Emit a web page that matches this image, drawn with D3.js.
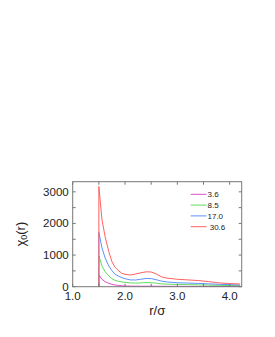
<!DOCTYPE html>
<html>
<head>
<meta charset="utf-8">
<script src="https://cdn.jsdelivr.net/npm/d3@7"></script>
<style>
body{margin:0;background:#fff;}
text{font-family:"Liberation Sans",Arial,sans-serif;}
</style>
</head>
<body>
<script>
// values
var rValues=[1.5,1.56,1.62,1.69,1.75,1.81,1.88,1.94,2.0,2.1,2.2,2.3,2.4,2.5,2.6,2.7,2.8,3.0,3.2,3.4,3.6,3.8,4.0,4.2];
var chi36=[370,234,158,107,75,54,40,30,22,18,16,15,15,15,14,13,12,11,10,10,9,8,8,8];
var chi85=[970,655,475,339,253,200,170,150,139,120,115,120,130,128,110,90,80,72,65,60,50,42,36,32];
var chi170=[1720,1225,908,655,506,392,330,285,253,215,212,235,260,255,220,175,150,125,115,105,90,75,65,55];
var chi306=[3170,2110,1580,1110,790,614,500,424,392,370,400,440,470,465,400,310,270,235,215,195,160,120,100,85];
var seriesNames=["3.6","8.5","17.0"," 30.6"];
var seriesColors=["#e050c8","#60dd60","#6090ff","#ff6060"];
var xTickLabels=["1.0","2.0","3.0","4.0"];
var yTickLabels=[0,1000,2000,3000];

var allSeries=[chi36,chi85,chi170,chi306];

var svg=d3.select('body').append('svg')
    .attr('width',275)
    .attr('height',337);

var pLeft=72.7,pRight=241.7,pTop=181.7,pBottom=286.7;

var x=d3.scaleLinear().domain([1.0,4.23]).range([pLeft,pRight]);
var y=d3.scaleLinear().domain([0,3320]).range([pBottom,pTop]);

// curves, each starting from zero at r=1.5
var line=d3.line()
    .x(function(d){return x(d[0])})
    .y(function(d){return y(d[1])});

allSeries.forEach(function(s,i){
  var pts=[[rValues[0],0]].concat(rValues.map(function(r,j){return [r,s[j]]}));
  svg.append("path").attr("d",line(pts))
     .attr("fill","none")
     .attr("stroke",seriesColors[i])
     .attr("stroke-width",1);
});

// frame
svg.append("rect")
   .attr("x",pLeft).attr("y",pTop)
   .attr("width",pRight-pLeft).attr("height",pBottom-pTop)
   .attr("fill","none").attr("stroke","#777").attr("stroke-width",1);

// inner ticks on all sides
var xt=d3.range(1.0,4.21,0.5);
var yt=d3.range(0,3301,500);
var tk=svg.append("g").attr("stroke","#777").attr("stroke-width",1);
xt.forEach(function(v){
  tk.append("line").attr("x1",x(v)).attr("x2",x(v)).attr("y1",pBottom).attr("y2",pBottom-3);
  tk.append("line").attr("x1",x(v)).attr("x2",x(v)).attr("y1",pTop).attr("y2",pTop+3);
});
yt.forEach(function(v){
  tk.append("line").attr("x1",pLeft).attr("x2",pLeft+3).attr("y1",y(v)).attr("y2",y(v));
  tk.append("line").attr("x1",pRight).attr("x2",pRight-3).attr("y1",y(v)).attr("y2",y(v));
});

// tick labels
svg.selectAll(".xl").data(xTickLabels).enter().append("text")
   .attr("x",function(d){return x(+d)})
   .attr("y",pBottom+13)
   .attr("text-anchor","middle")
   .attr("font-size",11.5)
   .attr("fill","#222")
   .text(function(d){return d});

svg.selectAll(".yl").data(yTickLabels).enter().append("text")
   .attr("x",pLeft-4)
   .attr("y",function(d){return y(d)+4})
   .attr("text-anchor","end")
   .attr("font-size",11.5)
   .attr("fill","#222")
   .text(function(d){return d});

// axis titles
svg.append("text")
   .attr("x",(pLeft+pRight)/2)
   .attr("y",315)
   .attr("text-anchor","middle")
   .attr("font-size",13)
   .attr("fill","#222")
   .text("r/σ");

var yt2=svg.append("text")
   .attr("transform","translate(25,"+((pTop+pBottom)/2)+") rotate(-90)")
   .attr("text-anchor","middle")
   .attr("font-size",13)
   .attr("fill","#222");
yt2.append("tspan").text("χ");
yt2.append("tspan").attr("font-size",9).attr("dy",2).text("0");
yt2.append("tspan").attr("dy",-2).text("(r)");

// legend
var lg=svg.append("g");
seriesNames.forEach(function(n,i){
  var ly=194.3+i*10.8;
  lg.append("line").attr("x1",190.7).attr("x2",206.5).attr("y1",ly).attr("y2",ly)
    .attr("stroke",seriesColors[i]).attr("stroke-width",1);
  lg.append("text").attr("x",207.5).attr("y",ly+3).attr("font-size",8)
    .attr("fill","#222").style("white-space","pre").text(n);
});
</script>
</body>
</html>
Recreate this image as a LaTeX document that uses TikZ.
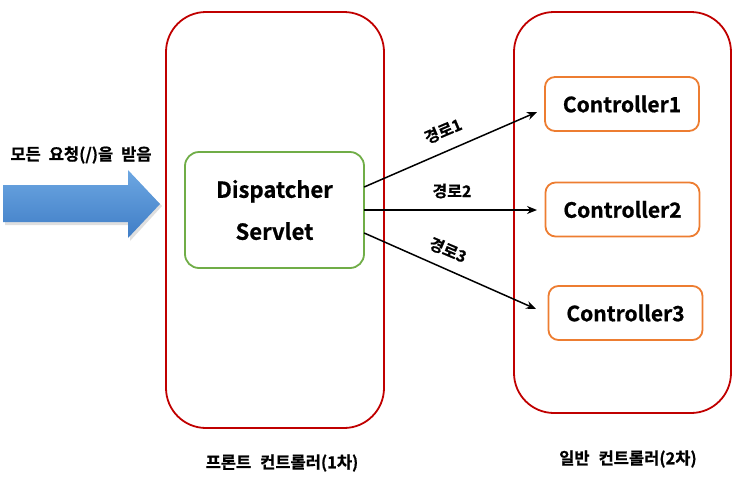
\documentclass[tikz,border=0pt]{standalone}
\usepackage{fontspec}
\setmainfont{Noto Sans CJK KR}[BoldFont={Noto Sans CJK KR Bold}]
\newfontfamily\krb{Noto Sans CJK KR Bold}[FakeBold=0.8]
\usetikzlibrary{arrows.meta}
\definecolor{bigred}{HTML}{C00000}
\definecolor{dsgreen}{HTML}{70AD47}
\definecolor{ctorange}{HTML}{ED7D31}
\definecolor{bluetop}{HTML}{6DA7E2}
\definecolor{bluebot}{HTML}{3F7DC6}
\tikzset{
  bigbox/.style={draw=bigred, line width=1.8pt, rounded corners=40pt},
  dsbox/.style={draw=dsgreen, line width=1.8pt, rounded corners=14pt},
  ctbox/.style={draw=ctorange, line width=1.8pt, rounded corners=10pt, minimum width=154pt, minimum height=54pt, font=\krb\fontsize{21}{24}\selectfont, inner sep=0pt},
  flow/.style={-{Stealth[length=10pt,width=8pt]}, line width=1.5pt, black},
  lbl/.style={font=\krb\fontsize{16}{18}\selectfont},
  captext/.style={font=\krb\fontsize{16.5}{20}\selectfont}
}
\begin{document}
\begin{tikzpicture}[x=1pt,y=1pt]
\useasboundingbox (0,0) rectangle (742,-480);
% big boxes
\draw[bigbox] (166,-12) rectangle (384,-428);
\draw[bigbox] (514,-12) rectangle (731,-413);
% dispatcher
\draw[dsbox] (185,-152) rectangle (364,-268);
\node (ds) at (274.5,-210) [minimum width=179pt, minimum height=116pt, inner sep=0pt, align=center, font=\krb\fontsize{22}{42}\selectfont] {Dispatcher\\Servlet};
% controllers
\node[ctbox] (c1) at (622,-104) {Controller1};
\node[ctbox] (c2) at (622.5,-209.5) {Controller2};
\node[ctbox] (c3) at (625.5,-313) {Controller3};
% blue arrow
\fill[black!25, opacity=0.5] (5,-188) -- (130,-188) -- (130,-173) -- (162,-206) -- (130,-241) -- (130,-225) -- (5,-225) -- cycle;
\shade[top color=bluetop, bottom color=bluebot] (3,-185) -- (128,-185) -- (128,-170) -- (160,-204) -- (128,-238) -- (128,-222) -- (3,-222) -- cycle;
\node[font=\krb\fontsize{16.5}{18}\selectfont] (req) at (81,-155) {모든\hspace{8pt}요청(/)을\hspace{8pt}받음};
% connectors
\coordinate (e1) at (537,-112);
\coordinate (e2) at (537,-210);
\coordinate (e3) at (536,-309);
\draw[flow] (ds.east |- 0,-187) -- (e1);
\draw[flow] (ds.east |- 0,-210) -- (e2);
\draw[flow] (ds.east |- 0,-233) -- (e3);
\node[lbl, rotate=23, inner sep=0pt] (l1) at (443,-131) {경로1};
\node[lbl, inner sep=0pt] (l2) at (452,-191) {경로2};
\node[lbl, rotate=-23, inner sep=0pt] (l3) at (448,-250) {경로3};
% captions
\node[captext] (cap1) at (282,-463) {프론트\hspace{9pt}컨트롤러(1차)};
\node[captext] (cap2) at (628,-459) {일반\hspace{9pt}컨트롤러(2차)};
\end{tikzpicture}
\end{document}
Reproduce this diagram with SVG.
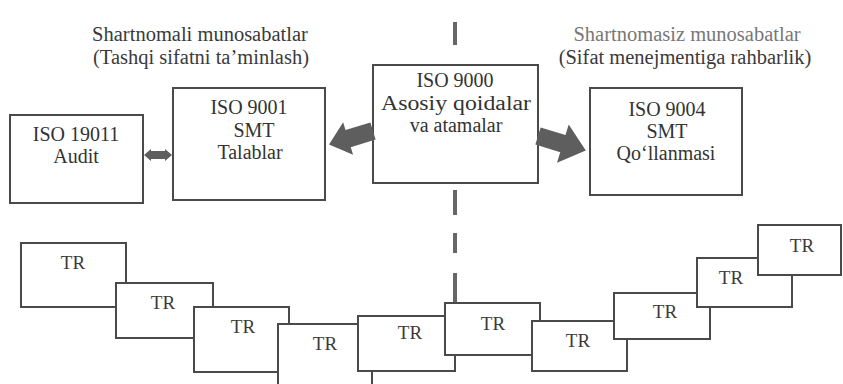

*SET TASK*.
Among the lines above, determine how many hold the word "this"; report the figure alone.

*OUTPUT OF THE TASK*.
3